Evidence of Lost Profits
In assessing the plaintiff's claim for lost profits, the court found that the evidence presented was sufficient to allow an expert witness to testify regarding future earnings potential. The plaintiff provided data from a single operating season which demonstrated the gross income of the restaurant, forming a basis for estimating future profits. The expert, who had experience operating a similar establishment nearby, was deemed qualified to provide an opinion on the potential earnings of the restaurant if it continued to operate. The court noted that while the past performance was limited, it was not entirely speculative, as there was reasonable evidence to support the projection of profits over the renewal term. Thus, the court held that the jury could appropriately consider the expert's testimony in determining damages for lost profits, which was a key factor in the plaintiff's claim.

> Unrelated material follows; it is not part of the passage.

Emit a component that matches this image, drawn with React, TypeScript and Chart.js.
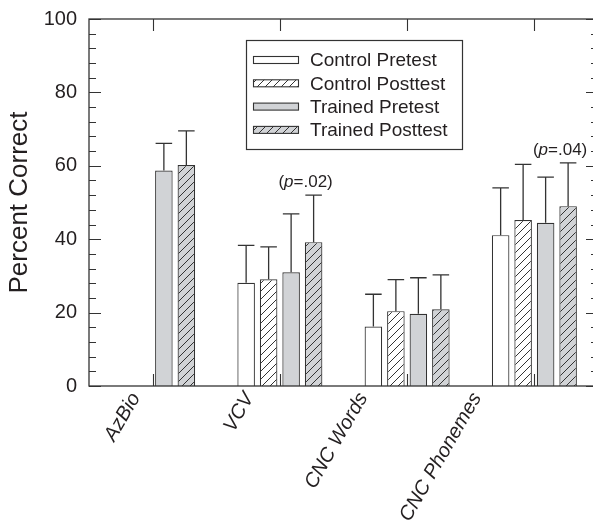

Uncertainty of Future Profits
The court addressed the defendant's argument regarding the speculative nature of the lost profits claim. It emphasized that uncertainty in determining the exact amount of damages does not preclude recovery, especially when the uncertainty arises from the defendant's wrongful actions. The court cited legal precedents affirming that damages could be awarded even in the presence of some degree of uncertainty, as long as sufficient evidence existed to provide a reasonable basis for estimating the losses. By allowing the jury to consider the expert's projections based on limited operational data, the court highlighted the principle that a plaintiff should not be penalized for the difficulties in quantifying damages caused by the defendant's breach of the lease agreement. This rationale underlined the court's commitment to providing a fair remedy to the plaintiff despite the inherent uncertainties of future profit calculations.
Conclusion of the Case
Ultimately, the court affirmed the jury's award of damages to the plaintiff, concluding that he was entitled to compensation for the lost profits resulting from the eviction. By recognizing the corporate owner's threat of eviction as a legitimate basis for the plaintiff's departure from the premises, the court effectively validated the plaintiff's position. The ruling established that a tenant could seek damages for lost profits when faced with eviction threats, regardless of whether they had formally exercised their renewal option. Additionally, the court's acceptance of the expert testimony on future profits illustrated a flexible approach to evidence of damages, ensuring that plaintiffs were not unduly hindered by the challenges of quantifying losses. The decision reinforced the importance of protecting tenants' rights in lease agreements and provided a clear framework for addressing similar disputes in the future.